I know you’ve posted tracks on Soundcloud, but do you think you’ll do any album release with this? Or do you see it as mainly a live project?

There will definitely be a cd release hopefully of all the projects I’m working on. Whether I do it myself or go with a company is yet to be decided. I am presently recording all the time and researching how to get the project/projects out there; recordings and live performances. The thought of a label that “gets it” sounds appetizing to me.

Having worked with quite a few different artists, are there any that you feel had a strong influence/impact on your own creative work?

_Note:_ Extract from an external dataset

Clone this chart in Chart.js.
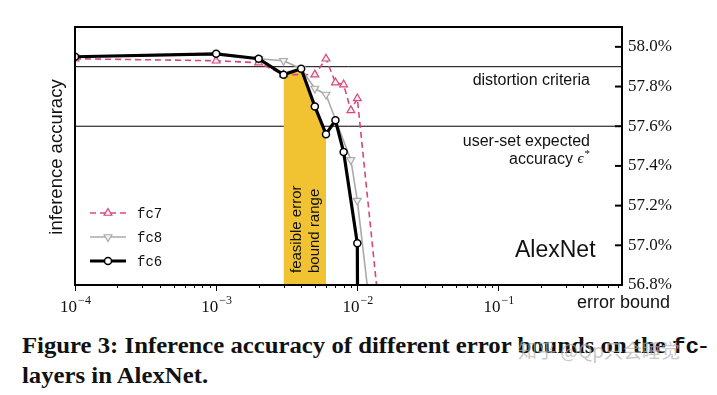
<!DOCTYPE html>
<html>
<head>
<meta charset="utf-8">
<script src="https://cdn.jsdelivr.net/npm/chart.js@4/dist/chart.umd.min.js"></script>
<style>
  body { margin: 0; background: #fff; width: 717px; height: 395px; overflow: hidden; position: relative; }
  #chart { position: absolute; left: 0; top: 0; }
  .cap { position: absolute; left: 22px; font-family: "Liberation Serif", serif; font-weight: bold; font-size: 24px; color: #111; white-space: nowrap; transform-origin: left center; }
  .cap .mono { font-family: "Liberation Mono", monospace; font-size: 22px; }
  #wm { position: absolute; left: 518px; top: 336px; font-family: "Noto Sans CJK SC", sans-serif; font-size: 19px; color: rgba(175,175,175,0.7); white-space: nowrap; }
</style>
</head>
<body>
<canvas id="chart" width="717" height="320"></canvas>
<div class="cap" id="cap1" style="top:332px">Figure 3: Inference accuracy of different error bounds on the <span class="mono">fc</span>-</div>
<div class="cap" id="cap2" style="top:362px">layers in AlexNet.</div>
<div id="wm">知乎 @Qp只会睡觉</div>
<script>
// error bounds (x) and inference accuracy in % (y)
const fc6Bounds = [1e-4, 1e-3, 2e-3, 3e-3, 4e-3, 5e-3, 6e-3, 7e-3, 8e-3, 1e-2, 2e-2]
const fc6Acc    = [57.95, 57.965, 57.94, 57.86, 57.89, 57.70, 57.56, 57.63, 57.47, 57.01, 0.1]
const fc7Bounds = [1e-4, 1e-3, 2e-3, 3e-3, 5e-3, 6e-3, 7e-3, 8e-3, 9e-3, 1e-2, 2e-2]
const fc7Acc    = [57.94, 57.93, 57.92, 57.86, 57.86, 57.94, 57.82, 57.81, 57.68, 57.74, 55.66]
const fc8Bounds = [1e-4, 1e-3, 2e-3, 3e-3, 4e-3, 5e-3, 6e-3, 9e-3, 1e-2, 2e-2]
const fc8Acc    = [57.95, 57.96, 57.94, 57.93, 57.89, 57.79, 57.76, 57.43, 57.225, 55.4]

const distortionCriteria = 57.9
const expectedAccuracy = 57.6
const feasibleRange = [3e-3, 6e-3]

const xMin = 1e-4, xMax = 0.75
const yMin = 56.8, yMax = 58.1
const yTicks = [56.8, 57.0, 57.2, 57.4, 57.6, 57.8, 58.0]
const xTickValues = [1e-4, 1e-3, 1e-2, 1e-1]
const xTickExps = ['\u22124', '\u22123', '\u22122', '\u22121']

const PINK = '#d6487d'
const GRAY = '#aaaaaa'
const YELLOW = '#f1c232'

function pts(xs, ys){
    return xs.map((x, i) => ({x: x, y: ys[i]}))
}

const feasiblePts = pts(fc6Bounds, fc6Acc).filter(p => p.x >= feasibleRange[0] && p.x <= feasibleRange[1])

const legendRows = [
    {label: 'fc7', ds: 2},
    {label: 'fc8', ds: 1},
    {label: 'fc6', ds: 0}
]

const extras = {
    id: 'extras',
    afterDraw(chart){
        const ctx = chart.ctx
        const a = chart.chartArea
        const xs = chart.scales.x, ys = chart.scales.y
        ctx.save()
        // frame
        ctx.strokeStyle = '#000'
        ctx.lineWidth = 2
        ctx.strokeRect(a.left, a.top, a.right - a.left, a.bottom - a.top)
        // x ticks (outward), major at decades
        ctx.lineWidth = 1
        xs.ticks.forEach(t => {
            const v = t.value
            const m = v / Math.pow(10, Math.floor(Math.log10(v) + 1e-9))
            if (Math.abs(m - Math.round(m)) > 1e-6) return
            const px = Math.round(xs.getPixelForValue(v)) + 0.5
            const len = Math.round(m) == 1 ? 6 : 3
            ctx.beginPath(); ctx.moveTo(px, a.bottom); ctx.lineTo(px, a.bottom + len); ctx.stroke()
        })
        // y ticks (inward, right side)
        ctx.lineWidth = 2
        ys.ticks.forEach(t => {
            const py = ys.getPixelForValue(t.value)
            ctx.beginPath(); ctx.moveTo(a.right - 7, py); ctx.lineTo(a.right, py); ctx.stroke()
        })
        // x tick labels 10^n
        ctx.fillStyle = '#111'
        ctx.textBaseline = 'alphabetic'
        xTickValues.forEach((v, i) => {
            const px = xs.getPixelForValue(v)
            ctx.font = '17px "Liberation Serif"'
            const w1 = ctx.measureText('10').width
            ctx.font = '12px "Liberation Serif"'
            const w2 = ctx.measureText(xTickExps[i]).width
            const x0 = px - (w1 + w2) / 2
            ctx.font = '17px "Liberation Serif"'
            ctx.textAlign = 'left'
            ctx.fillText('10', x0, 312)
            ctx.font = '12px "Liberation Serif"'
            ctx.fillText(xTickExps[i], x0 + w1 + 1, 304)
        })
        // axis titles
        ctx.font = '18px "Liberation Sans"'
        ctx.textAlign = 'left'
        ctx.textBaseline = 'middle'
        ctx.fillText('error bound', 577, 303)
        ctx.save()
        ctx.translate(57, 157)
        ctx.rotate(-Math.PI / 2)
        ctx.textAlign = 'center'
        ctx.font = '18.5px "Liberation Sans"'
        ctx.fillText('inference accuracy', 0, 0)
        ctx.restore()
        // annotations
        ctx.font = '16px "Liberation Sans"'
        ctx.textAlign = 'right'
        ctx.fillText('distortion criteria', 590, ys.getPixelForValue(distortionCriteria) + 14)
        const ye = ys.getPixelForValue(expectedAccuracy)
        ctx.fillText('user-set expected', 590, ye + 15)
        ctx.font = 'italic 15px "Liberation Serif"'
        const wEps = ctx.measureText('\u03f5').width
        ctx.font = '11px "Liberation Serif"'
        const wStar = ctx.measureText('*').width
        ctx.textAlign = 'left'
        ctx.fillText('*', 590 - wStar, ye + 28)
        ctx.font = 'italic 15px "Liberation Serif"'
        ctx.fillText('\u03f5', 590 - wStar - wEps - 1, ye + 33)
        ctx.font = '16px "Liberation Sans"'
        ctx.textAlign = 'right'
        ctx.fillText('accuracy ', 590 - wStar - wEps - 1, ye + 33)
        ctx.font = '23px "Liberation Sans"'
        ctx.textAlign = 'left'
        ctx.fillText('AlexNet', 515, 251)
        // feasible range text
        const xc = (xs.getPixelForValue(feasibleRange[0]) + xs.getPixelForValue(feasibleRange[1])) / 2
        ctx.font = '15px "Liberation Sans"'
        ctx.textAlign = 'left'
        ;[['feasible error', -8], ['bound range', 10]].forEach(r => {
            ctx.save()
            ctx.translate(xc + r[1], a.bottom - 12)
            ctx.rotate(-Math.PI / 2)
            ctx.fillText(r[0], 0, 0)
            ctx.restore()
        })
        // legend
        legendRows.forEach((row, i) => {
            const ds = chart.data.datasets[row.ds]
            const ly = 213 + i * 24
            ctx.save()
            ctx.strokeStyle = ds.borderColor
            ctx.lineWidth = ds.borderWidth
            ctx.setLineDash(ds.borderDash || [])
            ctx.beginPath(); ctx.moveTo(90, ly); ctx.lineTo(126, ly); ctx.stroke()
            ctx.restore()
            ctx.save()
            ctx.fillStyle = ds.pointBackgroundColor
            ctx.strokeStyle = ds.borderColor
            ctx.lineWidth = ds.pointBorderWidth
            ctx.setLineDash([])
            Chart.helpers.drawPoint(ctx, {
                pointStyle: ds.pointStyle, rotation: ds.rotation || 0, radius: ds.pointRadius,
                borderWidth: ds.pointBorderWidth
            }, 108, ly)
            ctx.restore()
            ctx.fillStyle = '#111'
            ctx.font = '14px "Liberation Mono"'
            ctx.textAlign = 'left'
            ctx.fillText(row.label, 137, ly + 1)
        })
        ctx.restore()
    }
}

new Chart(document.getElementById('chart').getContext('2d'), {
    type: 'line',
    data: {
        datasets: [
            {
                label: 'fc6', data: pts(fc6Bounds, fc6Acc),
                borderColor: '#000', borderWidth: 3.2,
                pointStyle: 'circle', pointRadius: 3.5, pointBorderWidth: 1.5,
                pointBackgroundColor: '#fff', pointBorderColor: '#000', order: 1
            },
            {
                label: 'fc8', data: pts(fc8Bounds, fc8Acc),
                borderColor: GRAY, borderWidth: 1.6,
                pointStyle: 'triangle', rotation: 180, pointRotation: 180, pointRadius: 4.5, pointBorderWidth: 1.2,
                pointBackgroundColor: '#f2f2f2', pointBorderColor: GRAY, order: 2
            },
            {
                label: 'fc7', data: pts(fc7Bounds, fc7Acc),
                borderColor: PINK, borderWidth: 1.6, borderDash: [6, 4],
                pointStyle: 'triangle', pointRadius: 4.5, pointBorderWidth: 1.2,
                pointBackgroundColor: '#fbeef3', pointBorderColor: PINK, order: 3
            },
            {
                label: 'feasible', data: feasiblePts,
                borderWidth: 0, borderColor: YELLOW, backgroundColor: YELLOW,
                fill: 'start', pointRadius: 0, order: 4
            },
            {
                label: 'criteria', data: [{x: xMin, y: distortionCriteria}, {x: xMax, y: distortionCriteria}],
                borderColor: '#000', borderWidth: 1, pointRadius: 0, order: 5
            },
            {
                label: 'expected', data: [{x: xMin, y: expectedAccuracy}, {x: xMax, y: expectedAccuracy}],
                borderColor: '#000', borderWidth: 1, pointRadius: 0, order: 5
            }
        ]
    },
    options: {
        responsive: false,
        animation: false,
        events: [],
        layout: { padding: { left: 75, top: 27, right: 0, bottom: 0 } },
        plugins: { legend: { display: false }, tooltip: { enabled: false } },
        scales: {
            x: {
                type: 'logarithmic', min: xMin, max: xMax,
                grid: { display: false, drawTicks: false },
                border: { display: false },
                ticks: { display: false, autoSkip: false },
                afterFit: (s) => { s.height = 35 }
            },
            y: {
                type: 'linear', position: 'right', min: yMin, max: yMax,
                grid: { display: false, drawTicks: false },
                border: { display: false },
                afterBuildTicks: (s) => { s.ticks = yTicks.map(v => ({value: v})) },
                ticks: {
                    padding: 6, color: '#111',
                    font: { family: 'Liberation Serif', size: 17 },
                    callback: (v) => Number(v).toFixed(1) + '%'
                },
                afterFit: (s) => { s.width = 95 }
            }
        }
    },
    plugins: [extras]
})

// squeeze the caption lines to the printed width
const capScale = 685 / document.getElementById('cap1').offsetWidth
;['cap1', 'cap2'].forEach(id => {
    document.getElementById(id).style.transform = 'scaleX(' + capScale + ')'
})
</script>
</body>
</html>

They all do. I’ve had the luxury of working with a great amount of very different artists. All of them I’ve come away with something. One person who really had an impact on me is Tricky. I did a session with him in ’96 maybe ’97 where he exposed me to a whole other, quite creative way of using a sampler. I got to the studio on time and start to get set up. We were waiting for the amps to arrive when Tricky came in. He was excited and wanted to start. So I plugged in direct and just started playing this fucked up riff through a reverse gate and one of my tc 2290 presets. He said that’s it! He had recorded it and I was done. Not even ten minutes of work. He was paying me for the day. He wanted me to stick around so I sat there and watched the man, and his magic with a sampler, create a wonderful environment from scratch. I was there for about 12 hours watching and listening. The next day I bought my first sampler and began a whole new direction in my sound.

What’s in the immediate future for you? Do you have any other projects coming up?

I’m doing a handful of solo shows and beginning to look for a label and touring situation. The same goes for “Knox and Budgie”, “bug.” and Eric Mingus.

All of this is new! Really, the past two years I have been isolating in Berlin and creating Sound Ribbons/Tone Poems. Now I’m confident and ready to get it out there.